- **DATASET SECTION**

****************************************

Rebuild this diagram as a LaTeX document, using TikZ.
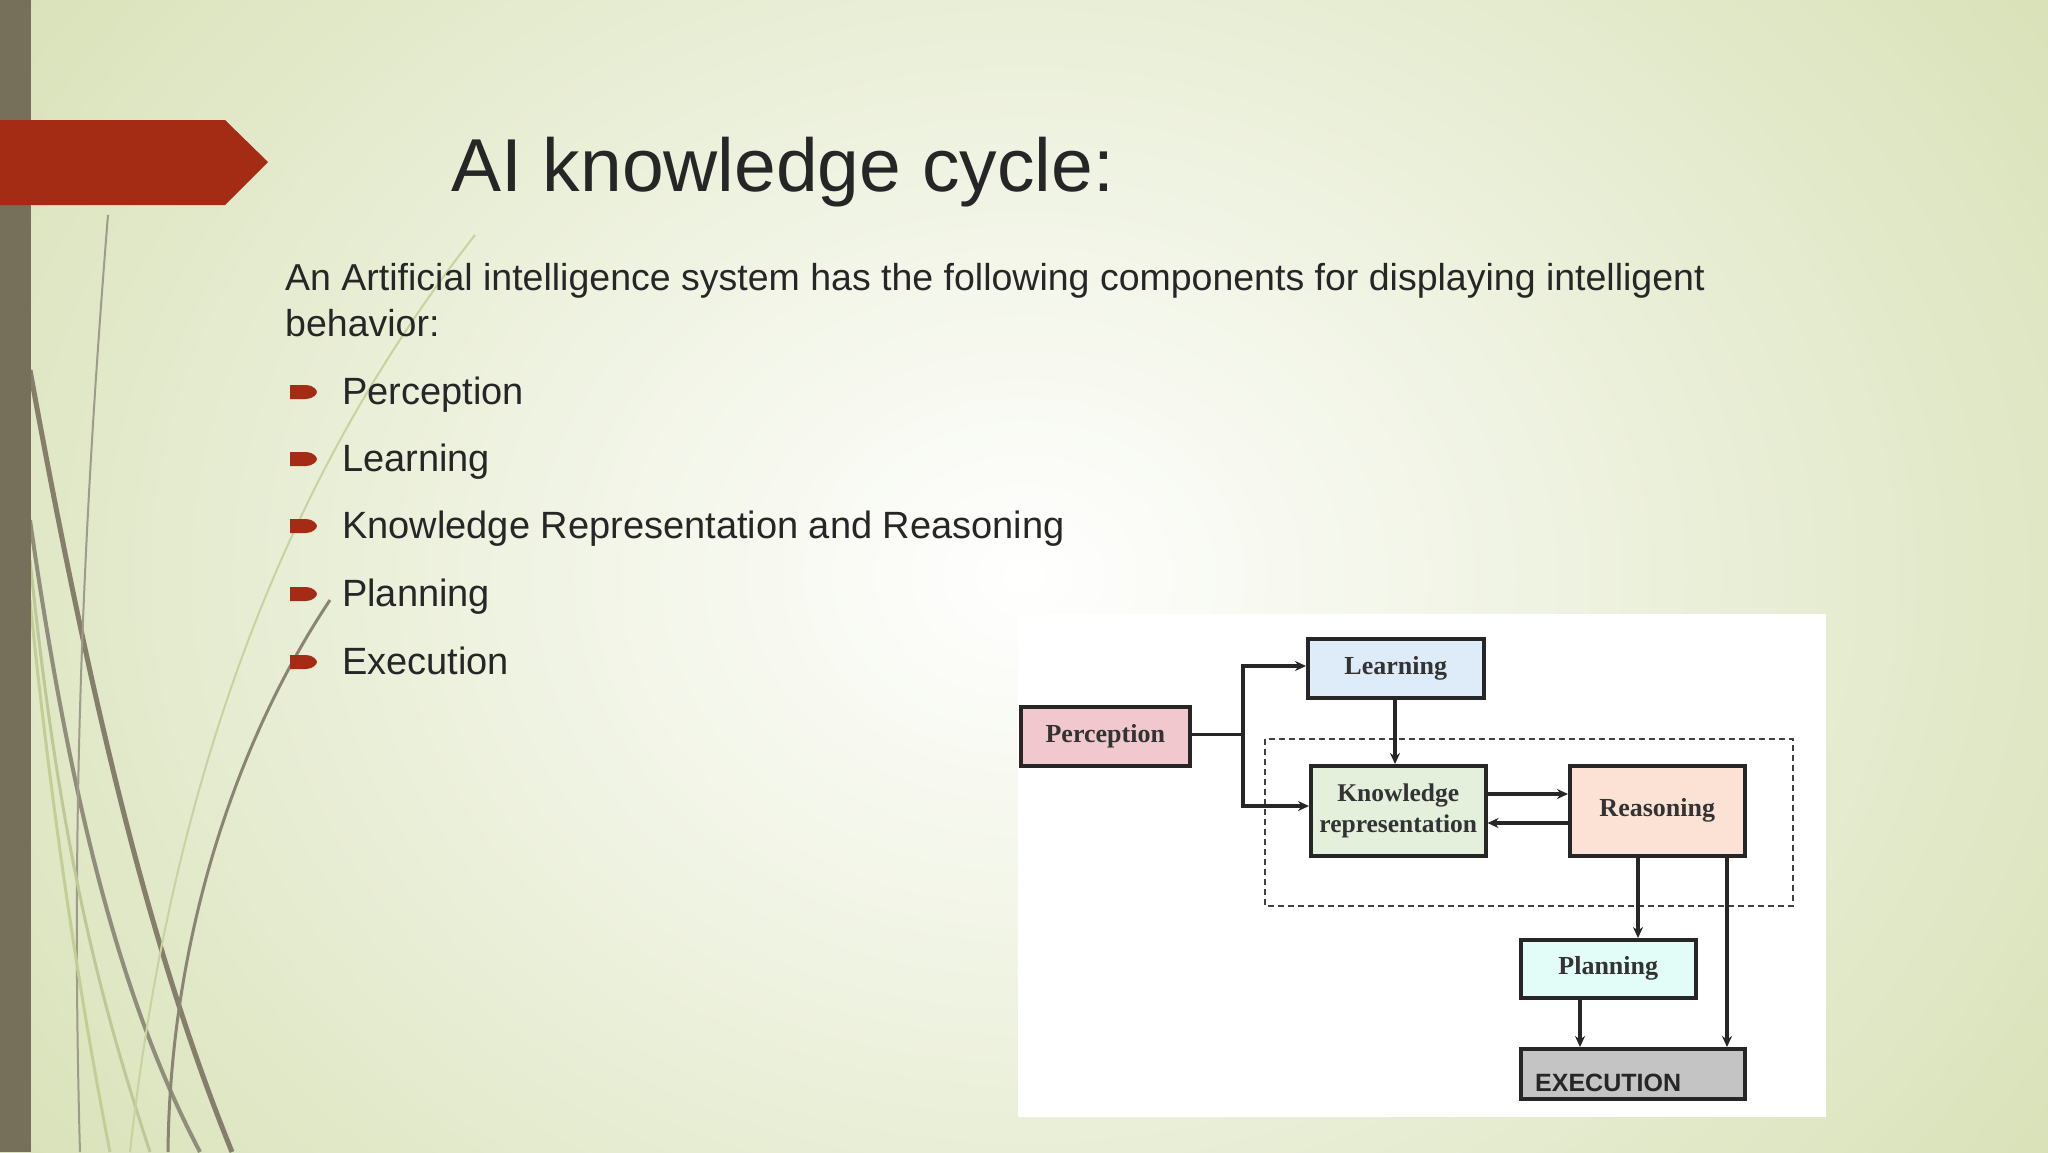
\documentclass[tikz,border=0pt]{standalone}
\usepackage{fontspec}
\setmainfont{Liberation Sans}
\newfontfamily\serifb{Liberation Serif}
\usetikzlibrary{arrows.meta}
\definecolor{txt}{HTML}{262626}
\definecolor{redc}{HTML}{A52C14}
\definecolor{barc}{HTML}{76705A}
\definecolor{bgout}{RGB}{214,224,180}
\definecolor{lg1}{RGB}{190,200,150}
\definecolor{lg2}{RGB}{200,210,160}
\definecolor{lg3}{RGB}{195,205,150}
\definecolor{cper}{RGB}{240,200,205}
\definecolor{clea}{RGB}{222,235,248}
\definecolor{ckno}{RGB}{228,240,220}
\definecolor{crea}{RGB}{252,226,212}
\definecolor{cpla}{RGB}{226,252,248}
\definecolor{cexe}{RGB}{196,196,196}
\tikzset{
 box/.style={draw=black!85,line width=3.5pt,minimum width=#1,inner sep=0pt,font=\serifb\bfseries\fontsize{26}{28}\selectfont,text=black!80},
 con/.style={line width=3.4pt,draw=black!85,-{Stealth[length=11pt,width=10pt]}},
 bul/.style={fill=redc},
}
\begin{document}
\begin{tikzpicture}[x=1pt,y=-1pt]
\useasboundingbox (0,0) rectangle (2048,1152);
\shade[inner color=white,outer color=bgout] (-300,-500) rectangle (2348,1652);
\clip (0,0) rectangle (2048,1152);
% decorative curves
\draw[barc!90,line width=5pt] (30,370) .. controls (90,700) and (150,950) .. (232,1152);
\draw[barc!80,line width=4pt] (30,520) .. controls (70,800) and (120,1000) .. (200,1152);
\draw[barc!70,line width=2pt] (108,215) .. controls (85,500) and (70,800) .. (80,1152);
\draw[lg1,line width=3pt] (30,560) .. controls (60,850) and (100,1000) .. (150,1152);
\draw[lg2,line width=2pt] (475,235) .. controls (330,420) and (180,700) .. (130,1152);
\draw[barc!85,line width=3pt] (330,600) .. controls (230,750) and (170,950) .. (168,1152);
\draw[lg3,line width=3pt] (30,600) .. controls (50,800) and (80,1000) .. (110,1152);
\fill[barc] (0,0) rectangle (31,1152);
\fill[redc] (0,120) -- (225,120) -- (268,162) -- (225,205) -- (0,205) -- cycle;
% texts
\node[anchor=base west,inner sep=0pt,text=txt,font=\fontsize{75}{80}\selectfont] (title) at (451,191) {AI knowledge cycle:};
\node[anchor=base west,inner sep=0pt,text=txt,font=\fontsize{37.5}{40}\selectfont] (p1) at (285,290) {An Artificial intelligence system has the following components for displaying intelligent};
\node[anchor=base west,inner sep=0pt,text=txt,font=\fontsize{37.5}{40}\selectfont] (p2) at (285,336) {behavior:};
\foreach \t/\y [count=\i] in {Perception/404,Learning/471,Knowledge Representation and Reasoning/538,Planning/606,Execution/674}{
 \node[anchor=base west,inner sep=0pt,text=txt,font=\fontsize{38}{40}\selectfont] (b\i) at (342,\y) {\t};
 \fill[bul] (290,\y-19) -- (306,\y-19) .. controls (313,\y-19) and (317,\y-14) .. (317,\y-12) .. controls (317,\y-10) and (313,\y-5) .. (306,\y-5) -- (290,\y-5) -- cycle;
}
% diagram panel
\fill[white] (1018,614) rectangle (1826,1117);
\draw[line width=2pt,black!75,dash pattern=on 6pt off 4pt] (1265,739) rectangle (1793,906);
\node[box=169pt,minimum height=59pt,fill=cper,anchor=north west] (per) at (1019,705) {Perception};
\node[box=176pt,minimum height=59pt,fill=clea,anchor=north west] (lea) at (1306,637) {Learning};
\node[box=175pt,minimum height=90pt,fill=ckno,anchor=north west,align=center,font=\serifb\bfseries\fontsize{25.5}{31}\selectfont] (kno) at (1309,764) {Knowledge\\representation};
\node[box=175pt,minimum height=90pt,fill=crea,anchor=north west] (rea) at (1568,764) {Reasoning};
\node[box=175pt,minimum height=58pt,fill=cpla,anchor=north west] (pla) at (1519,938) {Planning};
\node[box=224pt,minimum height=50pt,fill=cexe,anchor=north west] (exe) at (1519,1047) {};
\node[anchor=base west,inner sep=0pt,font=\bfseries\fontsize{25}{26}\selectfont,text=black!85] (exet) at (1535,1091) {EXECUTION};
\coordinate (j) at (1243,734.5);
\draw[line width=3.4pt,black!85] (per.east |- j) -- (j);
\draw[con] (j) |- (lea.west |- 0,666);
\draw[con] (j) |- (kno.west |- 0,806);
\draw[con] (lea.south -| 1395,0) -- (kno.north -| 1395,0);
\draw[con] (kno.east |- 0,794) -- (rea.west |- 0,794);
\draw[con] (rea.west |- 0,823) -- (kno.east |- 0,823);
\draw[con] (rea.south -| 1638,0) -- (pla.north -| 1638,0);
\draw[con] (rea.south -| 1727,0) -- (exe.north -| 1727,0);
\draw[con] (pla.south -| 1580,0) -- (exe.north -| 1580,0);
\end{tikzpicture}
\end{document}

****************************************

- **STATED EXERCISE**
Would you set down the listing exactly, omitting pictures?

- **THE RESPONSE**
Rebuild this diagram as a LaTeX document, using TikZ.
\documentclass[tikz,border=0pt]{standalone}
\usepackage{fontspec}
\setmainfont{Liberation Sans}
\newfontfamily\serifb{Liberation Serif}
\usetikzlibrary{arrows.meta}
\definecolor{txt}{HTML}{262626}
\definecolor{redc}{HTML}{A52C14}
\definecolor{barc}{HTML}{76705A}
\definecolor{bgout}{RGB}{214,224,180}
\definecolor{lg1}{RGB}{190,200,150}
\definecolor{lg2}{RGB}{200,210,160}
\definecolor{lg3}{RGB}{195,205,150}
\definecolor{cper}{RGB}{240,200,205}
\definecolor{clea}{RGB}{222,235,248}
\definecolor{ckno}{RGB}{228,240,220}
\definecolor{crea}{RGB}{252,226,212}
\definecolor{cpla}{RGB}{226,252,248}
\definecolor{cexe}{RGB}{196,196,196}
\tikzset{
 box/.style={draw=black!85,line width=3.5pt,minimum width=#1,inner sep=0pt,font=\serifb\bfseries\fontsize{26}{28}\selectfont,text=black!80},
 con/.style={line width=3.4pt,draw=black!85,-{Stealth[length=11pt,width=10pt]}},
 bul/.style={fill=redc},
}
\begin{document}
\begin{tikzpicture}[x=1pt,y=-1pt]
\useasboundingbox (0,0) rectangle (2048,1152);
\shade[inner color=white,outer color=bgout] (-300,-500) rectangle (2348,1652);
\clip (0,0) rectangle (2048,1152);
% decorative curves
\draw[barc!90,line width=5pt] (30,370) .. controls (90,700) and (150,950) .. (232,1152);
\draw[barc!80,line width=4pt] (30,520) .. controls (70,800) and (120,1000) .. (200,1152);
\draw[barc!70,line width=2pt] (108,215) .. controls (85,500) and (70,800) .. (80,1152);
\draw[lg1,line width=3pt] (30,560) .. controls (60,850) and (100,1000) .. (150,1152);
\draw[lg2,line width=2pt] (475,235) .. controls (330,420) and (180,700) .. (130,1152);
\draw[barc!85,line width=3pt] (330,600) .. controls (230,750) and (170,950) .. (168,1152);
\draw[lg3,line width=3pt] (30,600) .. controls (50,800) and (80,1000) .. (110,1152);
\fill[barc] (0,0) rectangle (31,1152);
\fill[redc] (0,120) -- (225,120) -- (268,162) -- (225,205) -- (0,205) -- cycle;
% texts
\node[anchor=base west,inner sep=0pt,text=txt,font=\fontsize{75}{80}\selectfont] (title) at (451,191) {AI knowledge cycle:};
\node[anchor=base west,inner sep=0pt,text=txt,font=\fontsize{37.5}{40}\selectfont] (p1) at (285,290) {An Artificial intelligence system has the following components for displaying intelligent};
\node[anchor=base west,inner sep=0pt,text=txt,font=\fontsize{37.5}{40}\selectfont] (p2) at (285,336) {behavior:};
\foreach \t/\y [count=\i] in {Perception/404,Learning/471,Knowledge Representation and Reasoning/538,Planning/606,Execution/674}{
 \node[anchor=base west,inner sep=0pt,text=txt,font=\fontsize{38}{40}\selectfont] (b\i) at (342,\y) {\t};
 \fill[bul] (290,\y-19) -- (306,\y-19) .. controls (313,\y-19) and (317,\y-14) .. (317,\y-12) .. controls (317,\y-10) and (313,\y-5) .. (306,\y-5) -- (290,\y-5) -- cycle;
}
% diagram panel
\fill[white] (1018,614) rectangle (1826,1117);
\draw[line width=2pt,black!75,dash pattern=on 6pt off 4pt] (1265,739) rectangle (1793,906);
\node[box=169pt,minimum height=59pt,fill=cper,anchor=north west] (per) at (1019,705) {Perception};
\node[box=176pt,minimum height=59pt,fill=clea,anchor=north west] (lea) at (1306,637) {Learning};
\node[box=175pt,minimum height=90pt,fill=ckno,anchor=north west,align=center,font=\serifb\bfseries\fontsize{25.5}{31}\selectfont] (kno) at (1309,764) {Knowledge\\representation};
\node[box=175pt,minimum height=90pt,fill=crea,anchor=north west] (rea) at (1568,764) {Reasoning};
\node[box=175pt,minimum height=58pt,fill=cpla,anchor=north west] (pla) at (1519,938) {Planning};
\node[box=224pt,minimum height=50pt,fill=cexe,anchor=north west] (exe) at (1519,1047) {};
\node[anchor=base west,inner sep=0pt,font=\bfseries\fontsize{25}{26}\selectfont,text=black!85] (exet) at (1535,1091) {EXECUTION};
\coordinate (j) at (1243,734.5);
\draw[line width=3.4pt,black!85] (per.east |- j) -- (j);
\draw[con] (j) |- (lea.west |- 0,666);
\draw[con] (j) |- (kno.west |- 0,806);
\draw[con] (lea.south -| 1395,0) -- (kno.north -| 1395,0);
\draw[con] (kno.east |- 0,794) -- (rea.west |- 0,794);
\draw[con] (rea.west |- 0,823) -- (kno.east |- 0,823);
\draw[con] (rea.south -| 1638,0) -- (pla.north -| 1638,0);
\draw[con] (rea.south -| 1727,0) -- (exe.north -| 1727,0);
\draw[con] (pla.south -| 1580,0) -- (exe.north -| 1580,0);
\end{tikzpicture}
\end{document}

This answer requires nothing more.